* RAW DATA
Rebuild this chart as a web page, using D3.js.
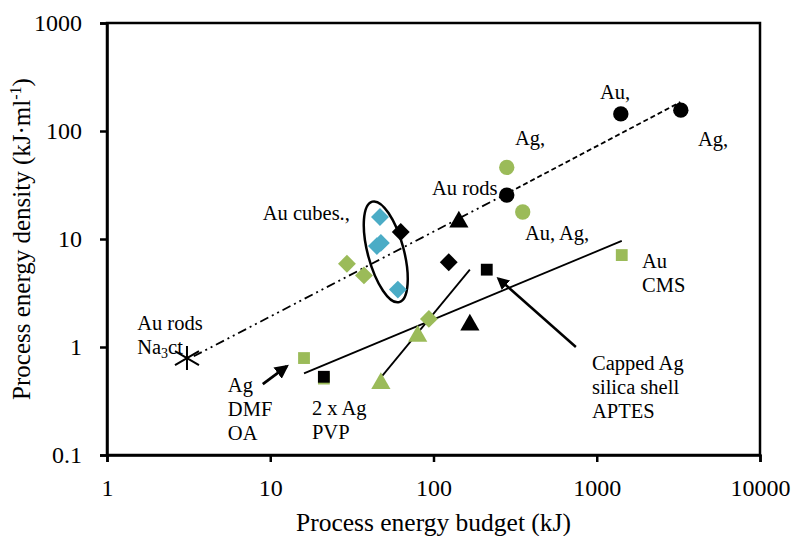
...
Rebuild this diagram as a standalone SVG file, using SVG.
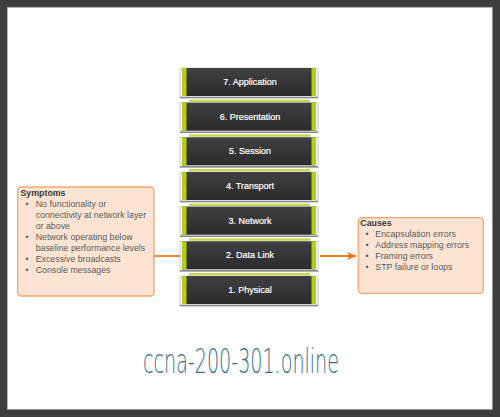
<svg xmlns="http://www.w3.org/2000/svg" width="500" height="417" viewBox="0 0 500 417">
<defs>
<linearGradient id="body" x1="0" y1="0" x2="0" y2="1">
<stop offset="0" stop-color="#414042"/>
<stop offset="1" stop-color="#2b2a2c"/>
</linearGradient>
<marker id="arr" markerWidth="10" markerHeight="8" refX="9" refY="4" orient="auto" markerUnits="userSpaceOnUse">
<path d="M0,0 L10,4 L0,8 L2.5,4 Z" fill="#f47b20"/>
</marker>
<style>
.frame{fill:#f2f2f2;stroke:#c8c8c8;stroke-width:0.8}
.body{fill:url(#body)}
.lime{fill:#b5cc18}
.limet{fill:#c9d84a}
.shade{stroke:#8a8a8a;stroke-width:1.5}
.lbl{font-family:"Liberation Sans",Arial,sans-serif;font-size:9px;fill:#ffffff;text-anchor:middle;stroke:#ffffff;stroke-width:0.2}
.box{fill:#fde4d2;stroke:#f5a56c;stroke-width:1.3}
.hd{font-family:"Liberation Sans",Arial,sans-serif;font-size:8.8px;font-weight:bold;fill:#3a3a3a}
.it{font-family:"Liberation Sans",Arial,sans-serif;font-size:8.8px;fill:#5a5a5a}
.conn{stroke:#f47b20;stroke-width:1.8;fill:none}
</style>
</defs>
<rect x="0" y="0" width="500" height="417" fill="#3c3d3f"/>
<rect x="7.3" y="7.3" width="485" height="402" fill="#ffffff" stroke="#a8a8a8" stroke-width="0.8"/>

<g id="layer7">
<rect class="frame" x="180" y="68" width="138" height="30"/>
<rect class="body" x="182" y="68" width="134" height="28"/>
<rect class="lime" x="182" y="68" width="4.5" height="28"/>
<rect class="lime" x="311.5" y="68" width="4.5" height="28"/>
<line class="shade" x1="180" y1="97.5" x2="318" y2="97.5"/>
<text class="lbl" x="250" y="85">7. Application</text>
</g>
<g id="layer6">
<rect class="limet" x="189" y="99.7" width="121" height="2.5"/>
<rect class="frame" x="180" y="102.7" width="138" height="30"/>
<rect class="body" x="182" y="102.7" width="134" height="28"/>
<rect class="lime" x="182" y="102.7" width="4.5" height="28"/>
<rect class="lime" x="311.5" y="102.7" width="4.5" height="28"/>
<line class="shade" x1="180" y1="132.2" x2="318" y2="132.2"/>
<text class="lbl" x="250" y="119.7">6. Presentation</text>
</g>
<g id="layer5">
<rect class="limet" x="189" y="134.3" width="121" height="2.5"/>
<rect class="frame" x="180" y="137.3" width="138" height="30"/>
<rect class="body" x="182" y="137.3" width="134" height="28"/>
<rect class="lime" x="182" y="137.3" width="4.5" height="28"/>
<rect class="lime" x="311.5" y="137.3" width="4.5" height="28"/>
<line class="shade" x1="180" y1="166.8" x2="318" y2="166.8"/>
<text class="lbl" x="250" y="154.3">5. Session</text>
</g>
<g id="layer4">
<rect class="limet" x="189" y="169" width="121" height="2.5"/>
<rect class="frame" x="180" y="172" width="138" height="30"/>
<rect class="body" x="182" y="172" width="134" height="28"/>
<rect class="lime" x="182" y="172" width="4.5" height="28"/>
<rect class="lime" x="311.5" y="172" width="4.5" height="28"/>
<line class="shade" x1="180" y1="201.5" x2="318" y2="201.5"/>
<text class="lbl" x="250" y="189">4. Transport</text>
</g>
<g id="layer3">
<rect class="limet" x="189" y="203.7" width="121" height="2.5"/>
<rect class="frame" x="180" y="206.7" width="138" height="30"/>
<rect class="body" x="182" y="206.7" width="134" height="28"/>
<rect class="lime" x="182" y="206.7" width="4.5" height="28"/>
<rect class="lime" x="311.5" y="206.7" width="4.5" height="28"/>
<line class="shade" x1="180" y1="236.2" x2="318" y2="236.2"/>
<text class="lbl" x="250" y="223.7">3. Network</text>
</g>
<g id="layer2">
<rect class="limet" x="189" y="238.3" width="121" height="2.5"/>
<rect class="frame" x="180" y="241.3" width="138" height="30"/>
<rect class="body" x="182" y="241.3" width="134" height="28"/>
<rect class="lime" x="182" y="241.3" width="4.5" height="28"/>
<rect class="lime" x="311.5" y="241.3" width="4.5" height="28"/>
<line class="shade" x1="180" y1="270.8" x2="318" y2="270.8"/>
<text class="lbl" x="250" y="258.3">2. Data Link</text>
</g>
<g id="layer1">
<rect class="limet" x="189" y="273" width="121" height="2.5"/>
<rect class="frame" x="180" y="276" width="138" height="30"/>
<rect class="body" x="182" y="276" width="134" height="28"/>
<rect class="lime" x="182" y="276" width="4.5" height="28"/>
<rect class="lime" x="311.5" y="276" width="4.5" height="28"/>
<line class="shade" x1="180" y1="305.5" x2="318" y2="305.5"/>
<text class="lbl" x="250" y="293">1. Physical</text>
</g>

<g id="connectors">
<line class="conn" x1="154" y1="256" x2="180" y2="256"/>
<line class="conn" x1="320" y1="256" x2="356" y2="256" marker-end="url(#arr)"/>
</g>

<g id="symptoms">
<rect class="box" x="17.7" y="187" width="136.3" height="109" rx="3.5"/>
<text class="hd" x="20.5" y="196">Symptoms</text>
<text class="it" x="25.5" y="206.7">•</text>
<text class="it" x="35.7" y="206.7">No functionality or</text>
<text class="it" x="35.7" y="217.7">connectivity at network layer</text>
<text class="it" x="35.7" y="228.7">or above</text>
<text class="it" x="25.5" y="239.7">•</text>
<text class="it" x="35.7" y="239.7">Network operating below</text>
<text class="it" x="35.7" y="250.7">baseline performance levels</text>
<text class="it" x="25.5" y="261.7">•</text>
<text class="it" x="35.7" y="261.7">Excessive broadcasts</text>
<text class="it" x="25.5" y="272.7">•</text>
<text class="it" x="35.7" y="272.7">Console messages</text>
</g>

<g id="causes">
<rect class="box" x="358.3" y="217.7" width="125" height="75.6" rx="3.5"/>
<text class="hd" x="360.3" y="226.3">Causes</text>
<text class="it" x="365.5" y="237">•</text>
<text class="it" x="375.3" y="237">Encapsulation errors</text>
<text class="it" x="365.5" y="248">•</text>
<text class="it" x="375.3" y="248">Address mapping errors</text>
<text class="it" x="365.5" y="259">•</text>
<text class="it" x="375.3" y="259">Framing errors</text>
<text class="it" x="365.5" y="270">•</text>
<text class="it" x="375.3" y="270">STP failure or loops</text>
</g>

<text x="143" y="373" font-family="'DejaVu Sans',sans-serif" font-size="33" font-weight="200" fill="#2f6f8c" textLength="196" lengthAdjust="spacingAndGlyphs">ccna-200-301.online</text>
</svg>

* AIM OF THE EXERCISE
Using the listing above, list every line in which the string "Rebuild" occurs.

* CORRECT OUTPUT
Rebuild this chart as a web page, using D3.js.
Rebuild this diagram as a standalone SVG file, using SVG.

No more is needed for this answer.